### Exercise directions
Faithfully return all lines, omitting every embedded picture.

### Data extract
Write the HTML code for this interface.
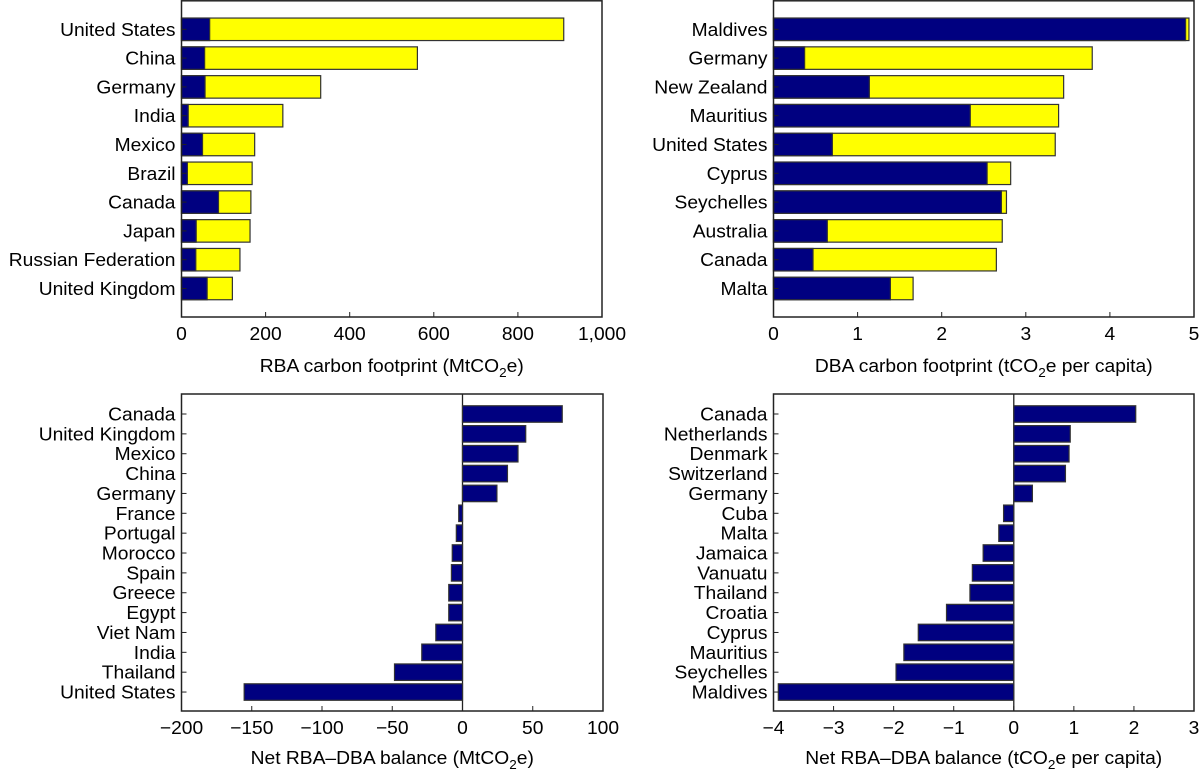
<!DOCTYPE html>
<html><head><meta charset="utf-8"><style>
html,body{margin:0;padding:0;background:#fff;}
svg{display:block;font-family:"Liberation Sans",Arial,sans-serif;}
</style></head><body>
<svg id="fig" width="1200" height="775" viewBox="0 0 1200 775" xmlns="http://www.w3.org/2000/svg"></svg>
<script>
// Panel A: RBA carbon footprint (MtCO2e)
const rbaCountries = ["United States","China","Germany","India","Mexico","Brazil","Canada","Japan","Russian Federation","United Kingdom"];
const rbaBlue = [67,55,56,16,50,14,88,35,34,61];
const rbaTotal = [909,561,331,241,174,168,165,163,139,121];
const rbaTicks = [0,200,400,600,800,1000];
const rbaTickLabels = ["0","200","400","600","800","1,000"];
// Panel B: DBA carbon footprint (tCO2e per capita)
const dbaCountries = ["Maldives","Germany","New Zealand","Mauritius","United States","Cyprus","Seychelles","Australia","Canada","Malta"];
const dbaBlue = [4.9,0.37,1.14,2.34,0.70,2.54,2.71,0.64,0.47,1.39];
const dbaTotal = [4.94,3.79,3.45,3.39,3.35,2.82,2.77,2.72,2.65,1.66];
const dbaTicks = [0,1,2,3,4,5];
const dbaTickLabels = ["0","1","2","3","4","5"];
// Panel C: Net RBA-DBA balance (MtCO2e)
const netCountries = ["Canada","United Kingdom","Mexico","China","Germany","France","Portugal","Morocco","Spain","Greece","Egypt","Viet Nam","India","Thailand","United States"];
const netValues = [71,45,39.5,32,24.5,-2.7,-4.4,-7.3,-7.9,-9.8,-9.8,-19,-29,-48.4,-155.4];
const netTicks = [-200,-150,-100,-50,0,50,100];
const netTickLabels = ["\u2212200","\u2212150","\u2212100","\u221250","0","50","100"];
// Panel D: Net RBA-DBA balance (tCO2e per capita)
const netPcCountries = ["Canada","Netherlands","Denmark","Switzerland","Germany","Cuba","Malta","Jamaica","Vanuatu","Thailand","Croatia","Cyprus","Mauritius","Seychelles","Maldives"];
const netPcValues = [2.03,0.94,0.92,0.86,0.31,-0.17,-0.25,-0.51,-0.69,-0.73,-1.12,-1.59,-1.83,-1.96,-3.92];
const netPcTicks = [-4,-3,-2,-1,0,1,2,3];
const netPcTickLabels = ["\u22124","\u22123","\u22122","\u22121","0","1","2","3"];

const NS="http://www.w3.org/2000/svg";
const svg=document.getElementById('fig');
function mk(tag,attrs,parent){const e=document.createElementNS(NS,tag);for(const k in attrs)e.setAttribute(k,attrs[k]);(parent||svg).appendChild(e);return e;}
const NAVY="#000080",YEL="#ffff00",STROKE="#333";
const FS=18.5, SX=1.04;
function txt(g,s,x,y,anchor){
  const t=mk('text',{transform:`translate(${x},${y}) scale(${SX},1)`,'text-anchor':anchor,'font-size':FS,fill:'#000'},g);
  t.textContent=s;return t;
}
function axisText(g,parts,cx,y){
  const t=mk('text',{transform:`translate(${cx},${y}) scale(${SX},1)`,'text-anchor':'middle','font-size':FS,fill:'#000'},g);
  parts.forEach(p=>{const ts=mk('tspan',p.sub?{'font-size':13,dy:5}:(p.after?{dy:-5}:{}),t);ts.textContent=p.t;});
  return t;
}
function panel(o){
  const g=mk('g',{});
  
  
  const {x0,x1,y0,y1,dmin,dmax}=o;
  const sx=v=>x0+(v-dmin)/(dmax-dmin)*(x1-x0);
  const n=o.cats.length;
  const sy=i=>o.rowFirst+i*o.rowStep;
  if(dmin<0){const zl=mk('line',{x1:sx(0),x2:sx(0),y1:y0,y2:y1,stroke:'#222','stroke-width':1.3},g);
    }
  for(let i=0;i<n;i++){
    const cy=sy(i),h=o.barH;
    if(o.blue&&o.total){
      const rb=mk('rect',{x:sx(0),y:cy-h/2,width:sx(o.total[i])-sx(0),height:h,fill:YEL,stroke:STROKE,'stroke-width':1.2},g);
      
      
      const r=mk('rect',{x:sx(0),y:cy-h/2,width:sx(o.blue[i])-sx(0),height:h,fill:NAVY,stroke:STROKE,'stroke-width':1.2},g);
      
      
    } else {
      const v=o.values[i];const a=Math.min(sx(0),sx(v)),w=Math.abs(sx(v)-sx(0));
      const r=mk('rect',{x:a,y:cy-h/2,width:w,height:h,fill:NAVY,stroke:STROKE,'stroke-width':1.2},g);
      
      
    }
    const tk=mk('line',{x1:x0,x2:x0+5,y1:cy,y2:cy,stroke:'#222','stroke-width':1},g);
    
    const lb=txt(g,o.cats[i],x0-6,cy+6.5,'end');
    
  }
  const fr=mk('rect',{x:x0,y:y0,width:x1-x0,height:y1-y0,fill:'none',stroke:'#222','stroke-width':1.5},g);
  
  o.ticks.forEach((t,j)=>{
    const X=sx(t);
    const l=mk('line',{x1:X,x2:X,y1:y1,y2:y1-5,stroke:'#222','stroke-width':1},g);
    
    const tl=txt(g,o.tickLabels[j],X,y1+23,'middle');
    
  });
  const at=axisText(g,o.title,(x0+x1)/2,o.titleY);
  
}
panel({name:'rba-panel',x0:181.5,x1:602,y0:0.8,y1:317,dmin:0,dmax:1000,cats:rbaCountries,blue:rbaBlue,total:rbaTotal,
  rowFirst:29.3,rowStep:28.8,barH:22.5,ticks:rbaTicks,tickLabels:rbaTickLabels,titleY:372,
  title:[{t:"RBA carbon footprint (MtCO"},{t:"2",sub:true},{t:"e)",after:true}]});
panel({name:'dba-panel',x0:773.5,x1:1194,y0:0.8,y1:317,dmin:0,dmax:5,cats:dbaCountries,blue:dbaBlue,total:dbaTotal,
  rowFirst:29.3,rowStep:28.8,barH:22.5,ticks:dbaTicks,tickLabels:dbaTickLabels,titleY:372,
  title:[{t:"DBA carbon footprint (tCO"},{t:"2",sub:true},{t:"e per capita)",after:true}]});
panel({name:'net-total-panel',x0:181.5,x1:603,y0:394,y1:711,dmin:-200,dmax:100,cats:netCountries,values:netValues,
  rowFirst:414,rowStep:19.86,barH:16.5,ticks:netTicks,tickLabels:netTickLabels,titleY:764,
  title:[{t:"Net RBA\u2013DBA balance (MtCO"},{t:"2",sub:true},{t:"e)",after:true}]});
panel({name:'net-per-capita-panel',x0:773.5,x1:1194,y0:394,y1:711,dmin:-4,dmax:3,cats:netPcCountries,values:netPcValues,
  rowFirst:414,rowStep:19.86,barH:16.5,ticks:netPcTicks,tickLabels:netPcTickLabels,titleY:764,
  title:[{t:"Net RBA\u2013DBA balance (tCO"},{t:"2",sub:true},{t:"e per capita)",after:true}]});
</script>
</body></html>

### Task result
Write the HTML code for this interface.
<!DOCTYPE html>
<html><head><meta charset="utf-8"><style>
html,body{margin:0;padding:0;background:#fff;}
svg{display:block;font-family:"Liberation Sans",Arial,sans-serif;}
</style></head><body>
<svg id="fig" width="1200" height="775" viewBox="0 0 1200 775" xmlns="http://www.w3.org/2000/svg"></svg>
<script>
// Panel A: RBA carbon footprint (MtCO2e)
const rbaCountries = ["United States","China","Germany","India","Mexico","Brazil","Canada","Japan","Russian Federation","United Kingdom"];
const rbaBlue = [67,55,56,16,50,14,88,35,34,61];
const rbaTotal = [909,561,331,241,174,168,165,163,139,121];
const rbaTicks = [0,200,400,600,800,1000];
const rbaTickLabels = ["0","200","400","600","800","1,000"];
// Panel B: DBA carbon footprint (tCO2e per capita)
const dbaCountries = ["Maldives","Germany","New Zealand","Mauritius","United States","Cyprus","Seychelles","Australia","Canada","Malta"];
const dbaBlue = [4.9,0.37,1.14,2.34,0.70,2.54,2.71,0.64,0.47,1.39];
const dbaTotal = [4.94,3.79,3.45,3.39,3.35,2.82,2.77,2.72,2.65,1.66];
const dbaTicks = [0,1,2,3,4,5];
const dbaTickLabels = ["0","1","2","3","4","5"];
// Panel C: Net RBA-DBA balance (MtCO2e)
const netCountries = ["Canada","United Kingdom","Mexico","China","Germany","France","Portugal","Morocco","Spain","Greece","Egypt","Viet Nam","India","Thailand","United States"];
const netValues = [71,45,39.5,32,24.5,-2.7,-4.4,-7.3,-7.9,-9.8,-9.8,-19,-29,-48.4,-155.4];
const netTicks = [-200,-150,-100,-50,0,50,100];
const netTickLabels = ["\u2212200","\u2212150","\u2212100","\u221250","0","50","100"];
// Panel D: Net RBA-DBA balance (tCO2e per capita)
const netPcCountries = ["Canada","Netherlands","Denmark","Switzerland","Germany","Cuba","Malta","Jamaica","Vanuatu","Thailand","Croatia","Cyprus","Mauritius","Seychelles","Maldives"];
const netPcValues = [2.03,0.94,0.92,0.86,0.31,-0.17,-0.25,-0.51,-0.69,-0.73,-1.12,-1.59,-1.83,-1.96,-3.92];
const netPcTicks = [-4,-3,-2,-1,0,1,2,3];
const netPcTickLabels = ["\u22124","\u22123","\u22122","\u22121","0","1","2","3"];

const NS="http://www.w3.org/2000/svg";
const svg=document.getElementById('fig');
function mk(tag,attrs,parent){const e=document.createElementNS(NS,tag);for(const k in attrs)e.setAttribute(k,attrs[k]);(parent||svg).appendChild(e);return e;}
const NAVY="#000080",YEL="#ffff00",STROKE="#333";
const FS=18.5, SX=1.04;
function txt(g,s,x,y,anchor){
  const t=mk('text',{transform:`translate(${x},${y}) scale(${SX},1)`,'text-anchor':anchor,'font-size':FS,fill:'#000'},g);
  t.textContent=s;return t;
}
function axisText(g,parts,cx,y){
  const t=mk('text',{transform:`translate(${cx},${y}) scale(${SX},1)`,'text-anchor':'middle','font-size':FS,fill:'#000'},g);
  parts.forEach(p=>{const ts=mk('tspan',p.sub?{'font-size':13,dy:5}:(p.after?{dy:-5}:{}),t);ts.textContent=p.t;});
  return t;
}
function panel(o){
  const g=mk('g',{});
  
  
  const {x0,x1,y0,y1,dmin,dmax}=o;
  const sx=v=>x0+(v-dmin)/(dmax-dmin)*(x1-x0);
  const n=o.cats.length;
  const sy=i=>o.rowFirst+i*o.rowStep;
  if(dmin<0){const zl=mk('line',{x1:sx(0),x2:sx(0),y1:y0,y2:y1,stroke:'#222','stroke-width':1.3},g);
    }
  for(let i=0;i<n;i++){
    const cy=sy(i),h=o.barH;
    if(o.blue&&o.total){
      const rb=mk('rect',{x:sx(0),y:cy-h/2,width:sx(o.total[i])-sx(0),height:h,fill:YEL,stroke:STROKE,'stroke-width':1.2},g);
      
      
      const r=mk('rect',{x:sx(0),y:cy-h/2,width:sx(o.blue[i])-sx(0),height:h,fill:NAVY,stroke:STROKE,'stroke-width':1.2},g);
      
      
    } else {
      const v=o.values[i];const a=Math.min(sx(0),sx(v)),w=Math.abs(sx(v)-sx(0));
      const r=mk('rect',{x:a,y:cy-h/2,width:w,height:h,fill:NAVY,stroke:STROKE,'stroke-width':1.2},g);
      
      
    }
    const tk=mk('line',{x1:x0,x2:x0+5,y1:cy,y2:cy,stroke:'#222','stroke-width':1},g);
    
    const lb=txt(g,o.cats[i],x0-6,cy+6.5,'end');
    
  }
  const fr=mk('rect',{x:x0,y:y0,width:x1-x0,height:y1-y0,fill:'none',stroke:'#222','stroke-width':1.5},g);
  
  o.ticks.forEach((t,j)=>{
    const X=sx(t);
    const l=mk('line',{x1:X,x2:X,y1:y1,y2:y1-5,stroke:'#222','stroke-width':1},g);
    
    const tl=txt(g,o.tickLabels[j],X,y1+23,'middle');
    
  });
  const at=axisText(g,o.title,(x0+x1)/2,o.titleY);
  
}
panel({name:'rba-panel',x0:181.5,x1:602,y0:0.8,y1:317,dmin:0,dmax:1000,cats:rbaCountries,blue:rbaBlue,total:rbaTotal,
  rowFirst:29.3,rowStep:28.8,barH:22.5,ticks:rbaTicks,tickLabels:rbaTickLabels,titleY:372,
  title:[{t:"RBA carbon footprint (MtCO"},{t:"2",sub:true},{t:"e)",after:true}]});
panel({name:'dba-panel',x0:773.5,x1:1194,y0:0.8,y1:317,dmin:0,dmax:5,cats:dbaCountries,blue:dbaBlue,total:dbaTotal,
  rowFirst:29.3,rowStep:28.8,barH:22.5,ticks:dbaTicks,tickLabels:dbaTickLabels,titleY:372,
  title:[{t:"DBA carbon footprint (tCO"},{t:"2",sub:true},{t:"e per capita)",after:true}]});
panel({name:'net-total-panel',x0:181.5,x1:603,y0:394,y1:711,dmin:-200,dmax:100,cats:netCountries,values:netValues,
  rowFirst:414,rowStep:19.86,barH:16.5,ticks:netTicks,tickLabels:netTickLabels,titleY:764,
  title:[{t:"Net RBA\u2013DBA balance (MtCO"},{t:"2",sub:true},{t:"e)",after:true}]});
panel({name:'net-per-capita-panel',x0:773.5,x1:1194,y0:394,y1:711,dmin:-4,dmax:3,cats:netPcCountries,values:netPcValues,
  rowFirst:414,rowStep:19.86,barH:16.5,ticks:netPcTicks,tickLabels:netPcTickLabels,titleY:764,
  title:[{t:"Net RBA\u2013DBA balance (tCO"},{t:"2",sub:true},{t:"e per capita)",after:true}]});
</script>
</body></html>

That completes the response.